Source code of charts
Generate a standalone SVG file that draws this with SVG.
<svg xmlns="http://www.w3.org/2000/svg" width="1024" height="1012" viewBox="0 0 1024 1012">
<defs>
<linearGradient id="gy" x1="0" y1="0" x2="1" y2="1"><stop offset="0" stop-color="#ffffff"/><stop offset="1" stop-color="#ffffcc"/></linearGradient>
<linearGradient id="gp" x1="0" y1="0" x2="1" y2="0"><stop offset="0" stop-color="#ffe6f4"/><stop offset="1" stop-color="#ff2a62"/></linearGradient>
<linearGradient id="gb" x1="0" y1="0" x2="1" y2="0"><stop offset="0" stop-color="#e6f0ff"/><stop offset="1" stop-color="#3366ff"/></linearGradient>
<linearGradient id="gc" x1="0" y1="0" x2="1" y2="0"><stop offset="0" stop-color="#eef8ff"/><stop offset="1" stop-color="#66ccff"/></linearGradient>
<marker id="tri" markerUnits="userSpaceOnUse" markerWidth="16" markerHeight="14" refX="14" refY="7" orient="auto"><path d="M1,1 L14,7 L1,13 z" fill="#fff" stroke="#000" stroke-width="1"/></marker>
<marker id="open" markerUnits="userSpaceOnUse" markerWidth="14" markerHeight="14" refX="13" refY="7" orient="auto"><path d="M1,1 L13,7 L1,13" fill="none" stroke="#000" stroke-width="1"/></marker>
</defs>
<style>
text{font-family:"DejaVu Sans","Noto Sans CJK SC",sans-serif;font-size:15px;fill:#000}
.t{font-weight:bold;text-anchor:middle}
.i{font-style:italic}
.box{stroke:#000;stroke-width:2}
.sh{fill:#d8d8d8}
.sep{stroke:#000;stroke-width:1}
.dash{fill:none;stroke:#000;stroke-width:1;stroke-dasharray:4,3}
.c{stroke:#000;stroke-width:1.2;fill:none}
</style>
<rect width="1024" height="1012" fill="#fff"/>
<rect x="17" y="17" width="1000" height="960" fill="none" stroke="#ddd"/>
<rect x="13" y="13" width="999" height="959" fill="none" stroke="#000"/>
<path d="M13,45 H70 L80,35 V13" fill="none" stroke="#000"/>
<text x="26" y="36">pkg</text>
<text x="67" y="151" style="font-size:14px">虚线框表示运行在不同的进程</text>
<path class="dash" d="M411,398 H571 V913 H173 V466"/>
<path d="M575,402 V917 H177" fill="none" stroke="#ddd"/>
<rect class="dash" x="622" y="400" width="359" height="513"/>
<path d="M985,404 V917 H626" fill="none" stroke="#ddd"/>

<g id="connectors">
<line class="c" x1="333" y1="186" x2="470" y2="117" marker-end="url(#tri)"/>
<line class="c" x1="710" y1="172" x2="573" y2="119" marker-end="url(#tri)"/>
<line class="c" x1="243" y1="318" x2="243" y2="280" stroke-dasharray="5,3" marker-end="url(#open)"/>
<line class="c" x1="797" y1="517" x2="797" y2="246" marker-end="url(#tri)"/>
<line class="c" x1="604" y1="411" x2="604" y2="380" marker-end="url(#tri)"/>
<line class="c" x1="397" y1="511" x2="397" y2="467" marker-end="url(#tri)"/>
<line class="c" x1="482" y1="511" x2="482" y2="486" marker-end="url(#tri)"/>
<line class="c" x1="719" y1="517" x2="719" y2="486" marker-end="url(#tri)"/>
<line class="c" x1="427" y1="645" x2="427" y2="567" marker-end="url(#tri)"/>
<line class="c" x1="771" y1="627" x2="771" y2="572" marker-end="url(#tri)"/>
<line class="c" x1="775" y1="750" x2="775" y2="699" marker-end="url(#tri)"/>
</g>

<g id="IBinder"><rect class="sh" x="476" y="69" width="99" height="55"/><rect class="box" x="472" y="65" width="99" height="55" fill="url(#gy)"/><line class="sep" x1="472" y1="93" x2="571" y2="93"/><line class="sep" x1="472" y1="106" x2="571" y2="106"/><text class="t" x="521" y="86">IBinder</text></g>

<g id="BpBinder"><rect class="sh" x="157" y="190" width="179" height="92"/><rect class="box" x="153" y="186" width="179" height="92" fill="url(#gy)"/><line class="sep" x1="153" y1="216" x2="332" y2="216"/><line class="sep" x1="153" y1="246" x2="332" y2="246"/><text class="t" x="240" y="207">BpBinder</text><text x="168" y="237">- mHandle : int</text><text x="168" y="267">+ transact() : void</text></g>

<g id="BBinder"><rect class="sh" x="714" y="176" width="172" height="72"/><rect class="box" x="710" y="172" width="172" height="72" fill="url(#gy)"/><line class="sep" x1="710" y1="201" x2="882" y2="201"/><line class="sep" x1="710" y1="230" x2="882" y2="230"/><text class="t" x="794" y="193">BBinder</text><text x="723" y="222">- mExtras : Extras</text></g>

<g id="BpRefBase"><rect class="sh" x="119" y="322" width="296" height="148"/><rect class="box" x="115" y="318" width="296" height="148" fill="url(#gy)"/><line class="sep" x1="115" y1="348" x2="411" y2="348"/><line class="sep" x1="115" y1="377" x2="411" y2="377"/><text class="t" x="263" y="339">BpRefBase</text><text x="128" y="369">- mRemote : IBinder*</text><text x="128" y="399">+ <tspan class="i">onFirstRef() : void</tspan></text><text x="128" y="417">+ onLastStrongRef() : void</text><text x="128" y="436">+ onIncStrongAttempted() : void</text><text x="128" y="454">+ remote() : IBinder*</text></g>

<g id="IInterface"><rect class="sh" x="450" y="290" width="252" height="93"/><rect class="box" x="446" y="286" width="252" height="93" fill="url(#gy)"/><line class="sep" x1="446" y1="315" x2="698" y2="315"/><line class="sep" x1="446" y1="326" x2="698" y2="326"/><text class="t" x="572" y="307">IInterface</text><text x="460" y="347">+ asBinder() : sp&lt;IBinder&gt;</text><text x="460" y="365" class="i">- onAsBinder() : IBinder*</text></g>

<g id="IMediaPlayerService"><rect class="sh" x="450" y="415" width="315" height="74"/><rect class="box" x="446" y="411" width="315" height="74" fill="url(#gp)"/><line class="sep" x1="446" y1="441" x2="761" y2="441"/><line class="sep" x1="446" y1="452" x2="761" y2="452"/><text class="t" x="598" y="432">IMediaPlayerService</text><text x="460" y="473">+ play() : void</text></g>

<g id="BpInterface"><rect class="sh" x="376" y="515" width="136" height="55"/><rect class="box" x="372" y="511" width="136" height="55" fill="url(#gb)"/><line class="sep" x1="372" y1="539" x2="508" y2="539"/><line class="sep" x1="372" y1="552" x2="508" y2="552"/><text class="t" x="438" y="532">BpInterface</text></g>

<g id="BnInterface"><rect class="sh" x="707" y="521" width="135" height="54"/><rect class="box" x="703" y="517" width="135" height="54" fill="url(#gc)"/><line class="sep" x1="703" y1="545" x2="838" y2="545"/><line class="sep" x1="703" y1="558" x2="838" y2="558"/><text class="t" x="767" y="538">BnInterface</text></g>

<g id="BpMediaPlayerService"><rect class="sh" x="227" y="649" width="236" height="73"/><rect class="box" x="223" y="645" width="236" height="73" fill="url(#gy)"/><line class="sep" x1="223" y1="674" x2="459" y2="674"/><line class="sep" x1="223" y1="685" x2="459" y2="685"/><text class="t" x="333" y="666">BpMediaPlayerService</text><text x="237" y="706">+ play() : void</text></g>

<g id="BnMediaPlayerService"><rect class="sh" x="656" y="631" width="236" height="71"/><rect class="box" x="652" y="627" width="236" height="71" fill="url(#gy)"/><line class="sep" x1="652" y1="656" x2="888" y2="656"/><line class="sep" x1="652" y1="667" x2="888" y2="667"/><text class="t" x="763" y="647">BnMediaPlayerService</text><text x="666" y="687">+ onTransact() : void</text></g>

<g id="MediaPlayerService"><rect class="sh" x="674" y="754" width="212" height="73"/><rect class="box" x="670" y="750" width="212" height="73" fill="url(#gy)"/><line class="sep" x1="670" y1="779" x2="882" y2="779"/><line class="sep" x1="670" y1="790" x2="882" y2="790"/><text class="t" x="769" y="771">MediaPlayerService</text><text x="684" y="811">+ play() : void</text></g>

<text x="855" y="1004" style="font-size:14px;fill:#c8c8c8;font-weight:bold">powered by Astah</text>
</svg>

==

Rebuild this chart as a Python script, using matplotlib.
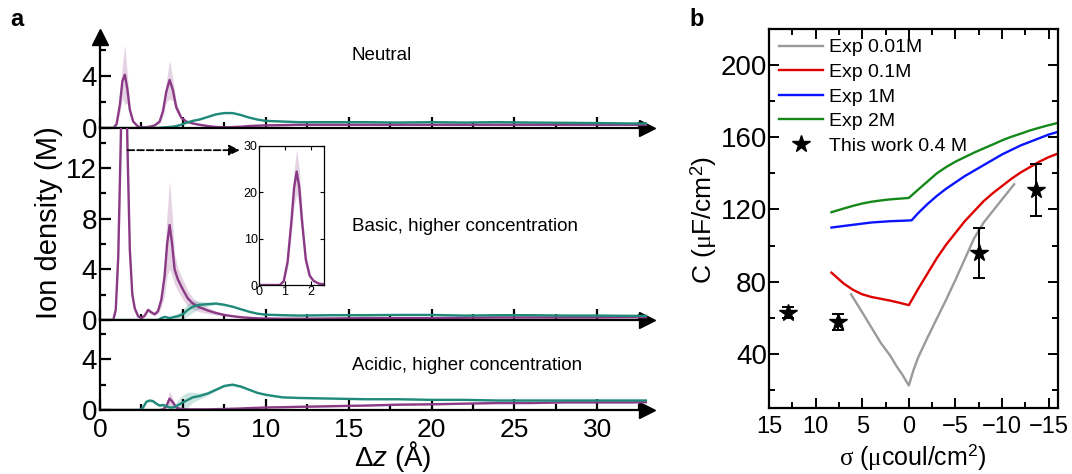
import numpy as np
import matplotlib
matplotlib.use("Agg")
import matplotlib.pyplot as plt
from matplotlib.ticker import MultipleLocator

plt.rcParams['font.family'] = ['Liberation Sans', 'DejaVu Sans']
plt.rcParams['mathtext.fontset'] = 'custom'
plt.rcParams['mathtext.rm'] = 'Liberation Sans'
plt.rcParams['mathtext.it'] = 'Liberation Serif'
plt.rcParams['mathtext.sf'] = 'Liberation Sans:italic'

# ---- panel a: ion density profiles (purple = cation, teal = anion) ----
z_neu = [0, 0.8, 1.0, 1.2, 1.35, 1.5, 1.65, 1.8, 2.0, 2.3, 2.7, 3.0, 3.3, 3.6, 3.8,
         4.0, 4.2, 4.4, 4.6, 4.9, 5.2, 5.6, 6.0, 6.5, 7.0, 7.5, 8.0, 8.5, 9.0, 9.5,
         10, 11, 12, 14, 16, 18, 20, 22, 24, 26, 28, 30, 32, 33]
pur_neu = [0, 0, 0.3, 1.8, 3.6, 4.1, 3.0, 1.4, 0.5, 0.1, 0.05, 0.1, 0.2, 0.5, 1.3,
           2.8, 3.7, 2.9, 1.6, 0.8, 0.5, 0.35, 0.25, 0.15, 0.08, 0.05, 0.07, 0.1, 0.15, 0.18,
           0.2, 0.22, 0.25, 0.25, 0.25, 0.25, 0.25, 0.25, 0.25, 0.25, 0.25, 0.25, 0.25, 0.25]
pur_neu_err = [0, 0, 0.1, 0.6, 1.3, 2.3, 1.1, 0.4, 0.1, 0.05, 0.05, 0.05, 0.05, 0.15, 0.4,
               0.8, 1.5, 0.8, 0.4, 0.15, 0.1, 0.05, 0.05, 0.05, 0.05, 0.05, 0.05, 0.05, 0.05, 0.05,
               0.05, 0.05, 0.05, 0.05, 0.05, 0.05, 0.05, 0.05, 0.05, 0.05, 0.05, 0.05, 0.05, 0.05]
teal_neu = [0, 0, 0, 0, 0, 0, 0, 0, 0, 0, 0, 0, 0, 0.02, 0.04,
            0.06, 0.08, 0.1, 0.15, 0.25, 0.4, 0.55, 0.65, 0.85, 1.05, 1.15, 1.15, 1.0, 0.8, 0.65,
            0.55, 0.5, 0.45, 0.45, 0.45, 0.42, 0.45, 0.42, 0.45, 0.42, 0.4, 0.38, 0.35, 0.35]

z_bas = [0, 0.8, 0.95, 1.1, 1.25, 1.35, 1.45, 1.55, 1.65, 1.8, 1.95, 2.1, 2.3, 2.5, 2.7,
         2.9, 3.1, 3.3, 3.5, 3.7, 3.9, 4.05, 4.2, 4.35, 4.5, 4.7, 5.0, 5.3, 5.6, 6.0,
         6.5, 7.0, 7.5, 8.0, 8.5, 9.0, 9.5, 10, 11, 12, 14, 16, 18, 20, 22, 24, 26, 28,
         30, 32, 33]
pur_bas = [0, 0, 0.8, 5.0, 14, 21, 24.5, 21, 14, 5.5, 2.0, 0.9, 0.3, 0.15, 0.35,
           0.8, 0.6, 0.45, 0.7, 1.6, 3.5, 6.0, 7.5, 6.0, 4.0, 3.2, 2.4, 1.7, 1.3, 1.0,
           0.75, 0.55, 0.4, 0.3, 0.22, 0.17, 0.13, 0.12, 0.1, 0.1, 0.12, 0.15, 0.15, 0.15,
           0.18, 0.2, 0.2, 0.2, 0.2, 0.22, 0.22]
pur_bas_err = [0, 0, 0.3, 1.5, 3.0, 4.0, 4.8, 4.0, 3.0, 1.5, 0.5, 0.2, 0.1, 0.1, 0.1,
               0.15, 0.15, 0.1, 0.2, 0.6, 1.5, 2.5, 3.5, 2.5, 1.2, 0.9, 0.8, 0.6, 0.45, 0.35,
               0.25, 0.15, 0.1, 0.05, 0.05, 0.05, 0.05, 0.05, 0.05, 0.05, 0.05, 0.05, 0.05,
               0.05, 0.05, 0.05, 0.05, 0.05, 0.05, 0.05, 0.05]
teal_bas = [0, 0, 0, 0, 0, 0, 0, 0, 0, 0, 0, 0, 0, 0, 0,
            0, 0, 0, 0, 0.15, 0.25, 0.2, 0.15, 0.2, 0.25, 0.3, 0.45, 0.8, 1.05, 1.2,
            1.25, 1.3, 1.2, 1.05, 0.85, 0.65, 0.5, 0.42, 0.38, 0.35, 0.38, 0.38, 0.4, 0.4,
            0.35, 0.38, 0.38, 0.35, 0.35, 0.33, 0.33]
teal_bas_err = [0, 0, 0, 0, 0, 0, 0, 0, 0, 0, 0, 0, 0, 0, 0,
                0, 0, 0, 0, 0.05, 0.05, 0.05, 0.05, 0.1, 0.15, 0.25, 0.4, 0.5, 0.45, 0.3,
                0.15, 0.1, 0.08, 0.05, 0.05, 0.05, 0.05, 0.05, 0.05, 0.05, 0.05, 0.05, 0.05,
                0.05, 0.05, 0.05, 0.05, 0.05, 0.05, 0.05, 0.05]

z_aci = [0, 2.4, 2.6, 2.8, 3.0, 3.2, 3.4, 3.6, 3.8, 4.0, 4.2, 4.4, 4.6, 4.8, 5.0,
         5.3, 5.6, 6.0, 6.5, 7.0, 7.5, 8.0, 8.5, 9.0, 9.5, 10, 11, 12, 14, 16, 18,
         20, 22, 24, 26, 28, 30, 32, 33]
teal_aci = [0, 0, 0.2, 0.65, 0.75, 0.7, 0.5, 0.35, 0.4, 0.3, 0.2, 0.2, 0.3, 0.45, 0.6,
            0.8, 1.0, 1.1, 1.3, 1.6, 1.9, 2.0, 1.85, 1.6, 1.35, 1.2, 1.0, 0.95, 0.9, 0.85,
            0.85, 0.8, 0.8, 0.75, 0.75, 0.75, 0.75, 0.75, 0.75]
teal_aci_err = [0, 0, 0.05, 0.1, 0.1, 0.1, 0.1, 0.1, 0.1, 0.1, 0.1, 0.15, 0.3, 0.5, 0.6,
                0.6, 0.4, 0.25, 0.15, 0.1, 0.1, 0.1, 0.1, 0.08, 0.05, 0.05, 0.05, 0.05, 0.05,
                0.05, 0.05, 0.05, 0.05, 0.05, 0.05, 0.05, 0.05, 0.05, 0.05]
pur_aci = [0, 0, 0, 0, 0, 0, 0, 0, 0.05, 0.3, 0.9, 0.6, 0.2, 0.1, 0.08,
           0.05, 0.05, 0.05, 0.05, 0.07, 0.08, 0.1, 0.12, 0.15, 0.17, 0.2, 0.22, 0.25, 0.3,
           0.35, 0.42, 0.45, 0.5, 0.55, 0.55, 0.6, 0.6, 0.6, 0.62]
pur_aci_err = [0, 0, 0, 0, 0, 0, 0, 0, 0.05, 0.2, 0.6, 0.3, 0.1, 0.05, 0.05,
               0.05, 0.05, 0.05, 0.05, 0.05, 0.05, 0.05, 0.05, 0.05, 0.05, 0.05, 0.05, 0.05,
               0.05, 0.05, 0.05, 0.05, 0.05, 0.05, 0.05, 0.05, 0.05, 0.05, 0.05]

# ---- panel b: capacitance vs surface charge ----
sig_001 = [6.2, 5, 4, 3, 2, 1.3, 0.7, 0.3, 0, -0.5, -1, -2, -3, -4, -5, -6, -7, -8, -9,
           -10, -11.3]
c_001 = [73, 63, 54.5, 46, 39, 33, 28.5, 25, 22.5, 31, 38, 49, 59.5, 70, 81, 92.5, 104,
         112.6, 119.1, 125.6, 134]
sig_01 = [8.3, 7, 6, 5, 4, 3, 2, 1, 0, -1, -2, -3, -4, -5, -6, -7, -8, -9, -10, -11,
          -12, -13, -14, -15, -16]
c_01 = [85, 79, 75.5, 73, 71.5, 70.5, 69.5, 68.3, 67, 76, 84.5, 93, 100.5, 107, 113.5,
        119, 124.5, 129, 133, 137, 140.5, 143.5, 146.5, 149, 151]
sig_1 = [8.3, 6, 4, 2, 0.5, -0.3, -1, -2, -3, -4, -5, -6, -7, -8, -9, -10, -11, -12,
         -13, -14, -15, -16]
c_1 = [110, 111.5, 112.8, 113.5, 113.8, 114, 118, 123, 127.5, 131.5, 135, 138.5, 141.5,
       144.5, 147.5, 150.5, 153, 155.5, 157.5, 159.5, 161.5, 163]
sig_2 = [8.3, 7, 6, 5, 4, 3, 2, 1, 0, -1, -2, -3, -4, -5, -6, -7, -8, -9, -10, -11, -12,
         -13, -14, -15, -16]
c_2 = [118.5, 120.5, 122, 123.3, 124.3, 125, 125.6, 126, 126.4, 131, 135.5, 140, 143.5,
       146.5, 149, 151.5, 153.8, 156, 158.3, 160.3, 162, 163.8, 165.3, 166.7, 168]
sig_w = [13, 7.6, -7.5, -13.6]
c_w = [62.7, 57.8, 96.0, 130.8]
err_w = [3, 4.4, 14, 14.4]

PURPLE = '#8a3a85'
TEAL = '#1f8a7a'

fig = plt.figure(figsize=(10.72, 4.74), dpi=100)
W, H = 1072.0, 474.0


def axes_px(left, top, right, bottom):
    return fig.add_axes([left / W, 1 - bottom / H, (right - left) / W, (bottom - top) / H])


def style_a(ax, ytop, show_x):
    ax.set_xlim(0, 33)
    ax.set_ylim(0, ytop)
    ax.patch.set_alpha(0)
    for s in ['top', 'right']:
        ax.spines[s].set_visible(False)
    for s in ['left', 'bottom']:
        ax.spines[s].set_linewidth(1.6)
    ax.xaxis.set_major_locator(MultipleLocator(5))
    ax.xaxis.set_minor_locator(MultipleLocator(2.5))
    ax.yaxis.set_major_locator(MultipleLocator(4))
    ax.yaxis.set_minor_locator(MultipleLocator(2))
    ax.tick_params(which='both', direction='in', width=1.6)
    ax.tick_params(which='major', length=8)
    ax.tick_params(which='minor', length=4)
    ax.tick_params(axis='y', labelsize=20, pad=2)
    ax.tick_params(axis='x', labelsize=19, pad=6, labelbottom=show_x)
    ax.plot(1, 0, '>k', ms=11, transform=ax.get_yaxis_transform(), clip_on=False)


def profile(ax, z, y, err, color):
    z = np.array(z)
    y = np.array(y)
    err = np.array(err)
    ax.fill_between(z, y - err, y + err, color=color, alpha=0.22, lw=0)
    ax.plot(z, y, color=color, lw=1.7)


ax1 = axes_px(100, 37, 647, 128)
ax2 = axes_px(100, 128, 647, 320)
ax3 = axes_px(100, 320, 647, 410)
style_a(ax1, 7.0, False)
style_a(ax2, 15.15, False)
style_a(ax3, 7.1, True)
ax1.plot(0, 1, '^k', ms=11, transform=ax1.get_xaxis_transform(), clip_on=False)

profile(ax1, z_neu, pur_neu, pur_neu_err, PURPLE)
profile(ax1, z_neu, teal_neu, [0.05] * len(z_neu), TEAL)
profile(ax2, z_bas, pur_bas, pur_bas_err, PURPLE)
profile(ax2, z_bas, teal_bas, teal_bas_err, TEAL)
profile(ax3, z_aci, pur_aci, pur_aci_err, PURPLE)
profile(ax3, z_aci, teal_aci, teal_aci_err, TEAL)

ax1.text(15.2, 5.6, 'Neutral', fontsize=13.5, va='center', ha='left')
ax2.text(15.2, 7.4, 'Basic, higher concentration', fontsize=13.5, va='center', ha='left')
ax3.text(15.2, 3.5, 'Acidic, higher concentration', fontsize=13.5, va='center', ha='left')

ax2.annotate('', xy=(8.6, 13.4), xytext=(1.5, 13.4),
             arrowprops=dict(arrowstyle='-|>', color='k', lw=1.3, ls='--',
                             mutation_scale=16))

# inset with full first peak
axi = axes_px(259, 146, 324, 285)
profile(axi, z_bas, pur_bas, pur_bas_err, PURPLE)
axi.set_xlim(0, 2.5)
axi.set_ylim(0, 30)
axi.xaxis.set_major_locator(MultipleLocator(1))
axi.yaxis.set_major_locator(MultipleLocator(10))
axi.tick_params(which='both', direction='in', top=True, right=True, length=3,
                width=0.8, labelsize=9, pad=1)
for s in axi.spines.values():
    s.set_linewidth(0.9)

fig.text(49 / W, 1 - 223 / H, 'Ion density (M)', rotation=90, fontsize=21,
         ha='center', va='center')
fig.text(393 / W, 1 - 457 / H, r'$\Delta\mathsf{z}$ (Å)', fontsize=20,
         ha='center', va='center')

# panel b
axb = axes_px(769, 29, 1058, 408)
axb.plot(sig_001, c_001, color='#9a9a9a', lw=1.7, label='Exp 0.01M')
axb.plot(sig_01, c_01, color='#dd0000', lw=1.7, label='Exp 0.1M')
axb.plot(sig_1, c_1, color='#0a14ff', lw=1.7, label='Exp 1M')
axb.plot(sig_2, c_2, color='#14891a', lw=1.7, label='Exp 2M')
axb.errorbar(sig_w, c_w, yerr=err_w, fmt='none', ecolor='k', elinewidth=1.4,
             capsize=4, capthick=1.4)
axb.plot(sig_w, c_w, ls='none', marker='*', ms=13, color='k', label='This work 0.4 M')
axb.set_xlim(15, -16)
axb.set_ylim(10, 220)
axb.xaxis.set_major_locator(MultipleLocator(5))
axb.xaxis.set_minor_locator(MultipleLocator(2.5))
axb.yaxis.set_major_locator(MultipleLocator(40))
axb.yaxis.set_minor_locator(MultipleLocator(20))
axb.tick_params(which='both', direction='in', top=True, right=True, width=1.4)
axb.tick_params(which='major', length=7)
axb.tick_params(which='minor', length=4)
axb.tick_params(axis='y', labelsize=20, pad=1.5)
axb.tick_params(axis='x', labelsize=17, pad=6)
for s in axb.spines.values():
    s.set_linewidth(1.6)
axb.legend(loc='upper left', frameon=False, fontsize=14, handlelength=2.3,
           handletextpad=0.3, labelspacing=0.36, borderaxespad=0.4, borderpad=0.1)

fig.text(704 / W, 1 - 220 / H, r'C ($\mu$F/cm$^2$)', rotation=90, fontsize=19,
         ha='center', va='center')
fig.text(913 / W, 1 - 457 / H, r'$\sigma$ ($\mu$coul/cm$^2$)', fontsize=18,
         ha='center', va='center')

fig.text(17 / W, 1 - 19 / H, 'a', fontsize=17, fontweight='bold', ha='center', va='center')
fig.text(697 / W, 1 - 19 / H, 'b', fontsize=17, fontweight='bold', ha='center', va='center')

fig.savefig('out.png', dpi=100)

_Short task_
Omit all pictures, then copy the lines between the ones holding "Rebuild this chart" and "0.38, 0.35, 0.35]", inclusive.

_Written solution_
Rebuild this chart as a Python script, using matplotlib.
import numpy as np
import matplotlib
matplotlib.use("Agg")
import matplotlib.pyplot as plt
from matplotlib.ticker import MultipleLocator

plt.rcParams['font.family'] = ['Liberation Sans', 'DejaVu Sans']
plt.rcParams['mathtext.fontset'] = 'custom'
plt.rcParams['mathtext.rm'] = 'Liberation Sans'
plt.rcParams['mathtext.it'] = 'Liberation Serif'
plt.rcParams['mathtext.sf'] = 'Liberation Sans:italic'

# ---- panel a: ion density profiles (purple = cation, teal = anion) ----
z_neu = [0, 0.8, 1.0, 1.2, 1.35, 1.5, 1.65, 1.8, 2.0, 2.3, 2.7, 3.0, 3.3, 3.6, 3.8,
         4.0, 4.2, 4.4, 4.6, 4.9, 5.2, 5.6, 6.0, 6.5, 7.0, 7.5, 8.0, 8.5, 9.0, 9.5,
         10, 11, 12, 14, 16, 18, 20, 22, 24, 26, 28, 30, 32, 33]
pur_neu = [0, 0, 0.3, 1.8, 3.6, 4.1, 3.0, 1.4, 0.5, 0.1, 0.05, 0.1, 0.2, 0.5, 1.3,
           2.8, 3.7, 2.9, 1.6, 0.8, 0.5, 0.35, 0.25, 0.15, 0.08, 0.05, 0.07, 0.1, 0.15, 0.18,
           0.2, 0.22, 0.25, 0.25, 0.25, 0.25, 0.25, 0.25, 0.25, 0.25, 0.25, 0.25, 0.25, 0.25]
pur_neu_err = [0, 0, 0.1, 0.6, 1.3, 2.3, 1.1, 0.4, 0.1, 0.05, 0.05, 0.05, 0.05, 0.15, 0.4,
               0.8, 1.5, 0.8, 0.4, 0.15, 0.1, 0.05, 0.05, 0.05, 0.05, 0.05, 0.05, 0.05, 0.05, 0.05,
               0.05, 0.05, 0.05, 0.05, 0.05, 0.05, 0.05, 0.05, 0.05, 0.05, 0.05, 0.05, 0.05, 0.05]
teal_neu = [0, 0, 0, 0, 0, 0, 0, 0, 0, 0, 0, 0, 0, 0.02, 0.04,
            0.06, 0.08, 0.1, 0.15, 0.25, 0.4, 0.55, 0.65, 0.85, 1.05, 1.15, 1.15, 1.0, 0.8, 0.65,
            0.55, 0.5, 0.45, 0.45, 0.45, 0.42, 0.45, 0.42, 0.45, 0.42, 0.4, 0.38, 0.35, 0.35]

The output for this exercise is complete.